Now the problem looks like this: $\frac{\tan (\theta)}{\tan^2 (\theta)}$.
4. Next, I know that $\tan^2(\theta)$ just means $\tan(\theta)$ multiplied by itself, so it's $\tan(\theta) \times \tan(\theta)$.
So we have: $\frac{\tan (\theta)}{\tan (\theta) \times \tan (\theta)}$.
5. See how there's a $\tan(\theta)$ on the top and one on the bottom? They cancel each other out! It's like having $\frac{3}{3 \times 5}$ – the 3s cancel and you're left with $\frac{1}{5}$.
After canceling, we're left with: $\frac{1}{\tan (\theta)}$.
6. Finally, I remember another math fact: $\frac{1}{\tan (\theta)}$ is the same thing as $\cot (\theta)$!

Since we started with the left side and changed it until it looked exactly like the right side ($\cot (\theta)$), we know the identity is true!

Alternative answer

Answer:
The identity is verified. Explain
This is a question about trigonometric identities, specifically using the Pythagorean identities and reciprocal identities to show two expressions are equal . The solving step is:

First, let's look at the left side of the equation: $$\frac{\tan (\theta)}{\sec ^{2}(\theta)-1}$$.

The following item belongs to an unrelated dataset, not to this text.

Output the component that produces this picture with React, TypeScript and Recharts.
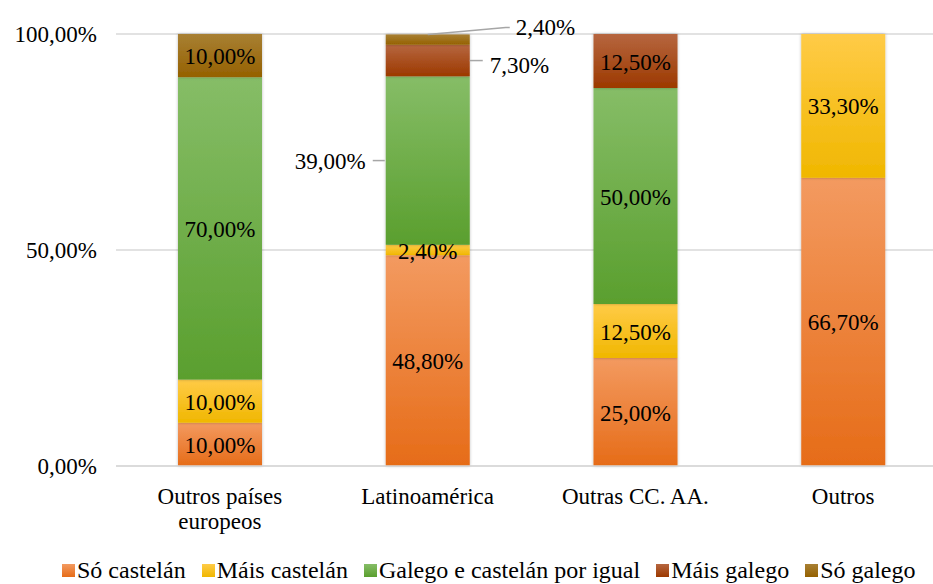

1. I remember a super useful identity that relates tangent and secant: $$\tan^2(\theta) + 1 = \sec^2(\theta)$$.
If I rearrange that, I can see that $$\sec^2(\theta) - 1 = \tan^2(\theta)$$.
So, I can substitute $$\tan^2(\theta)$$ into the bottom part (the denominator) of our expression.
That makes the left side look like: $$\frac{\tan (\theta)}{\tan^2(\theta)}$$.

2. Now, I have $$\tan(\theta)$$ on top and $$\tan^2(\theta)$$ on the bottom. $$\tan^2(\theta)$$ just means $$\tan(\theta) \times \tan(\theta)$$.
So, I can write it as: $$\frac{\tan (\theta)}{\tan (\theta) \times \tan (\theta)}$$.
I can cancel one $$\tan(\theta)$$ from the top and one from the bottom!
This simplifies the expression to: $$\frac{1}{\tan (\theta)}$$.

3. Lastly, I know another handy identity: $$\cot(\theta) = \frac{1}{\tan(\theta)}$$. They are reciprocals of each other!
So, $$\frac{1}{\tan (\theta)}$$ is exactly the same as $$\cot(\theta)$$.

Since we started with the left side and simplified it all the way down to $$\cot(\theta)$$, which is what the right side was, we've shown that they are indeed equal!